On Form IT-112-R, you report individually paid income taxes on Line 24a and entity-level pass-through taxes on Line 24b. Do not combine them. Group or composite return taxes paid on your behalf by the entity go on Line 24a, while PTET amounts go on 24b, but only if the other state’s tax qualifies as substantially similar to New York’s PTET.8New York State Department of Taxation and Finance. Reporting Pass-Through Entity Taxes on Form IT-112-R

Canadian Province Income

New York extends the resident credit to income taxes paid to Canadian provinces, not just other U.S. states and DC. If you earn business income or wages taxed by a Canadian province and also by New York, you claim the credit the same way using Form IT-112-R. One wrinkle applies: if you claim a foreign tax credit on your federal return for the same Canadian provincial tax, New York only allows a credit for the portion you did not claim federally. If you later claim additional foreign tax credit on a future federal return, you must add back the corresponding New York credit in that later year.2New York State Senate. New York Tax 620 – Credit for Income Tax of Another State

Record-Keeping, Amendments, and Penalties

How Long to Keep Records

Keep copies of every return involved in the credit claim, including your IT-201, IT-112-R, and the other state’s return, for at least three years after filing. New York’s Department of Taxation and Finance may request copies of the out-of-state returns to verify the tax amounts you reported, and having those records readily available resolves most inquiries without further escalation.9New York State Department of Taxation and Finance. Recordkeeping for Individuals

Missed the Credit? Amending Your Return

If you filed your IT-201 without claiming the resident credit, you can file an amended return using Form IT-201-X. The general window for claiming a refund or credit is three years from the original filing date. Because the credit depends on finalized numbers from your other state’s return, some taxpayers intentionally wait until the other state processes their return before amending the New York filing to add the credit.

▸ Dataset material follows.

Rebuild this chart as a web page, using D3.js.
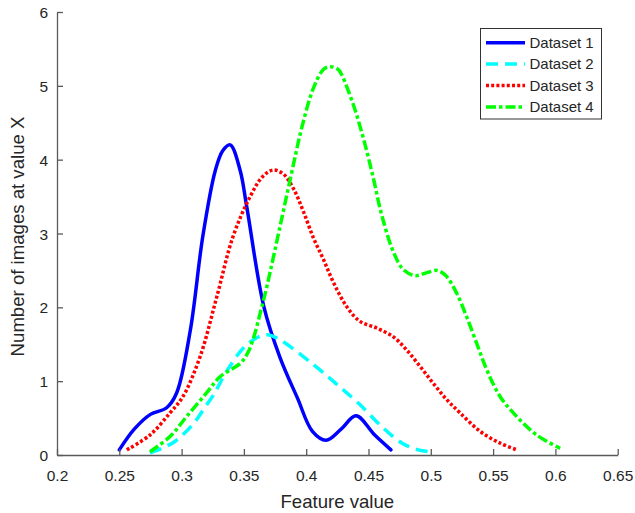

Penalties for Incorrect Claims

Overstating the resident credit triggers the same consequences as any other tax underpayment. If the error is large enough to constitute a substantial understatement, you face a penalty of 20% of the underpaid tax, plus interest that accrues until you pay the balance. Showing reasonable cause and good faith can reduce or eliminate the penalty, but “I didn’t understand the limitation formula” is a tough argument to win when the form instructions walk through the math step by step.10Internal Revenue Service. Accuracy-Related Penalty

The most common error is entering the amount withheld on Line 24 instead of the actual tax imposed. Withholding is a payment toward your tax, not the tax itself. If the other state withheld $5,000 but your actual tax liability there was $3,800, the credit calculation uses $3,800. Entering $5,000 overstates the credit and will eventually be caught when New York cross-references your data through its information-sharing agreements with other state tax agencies and the IRS.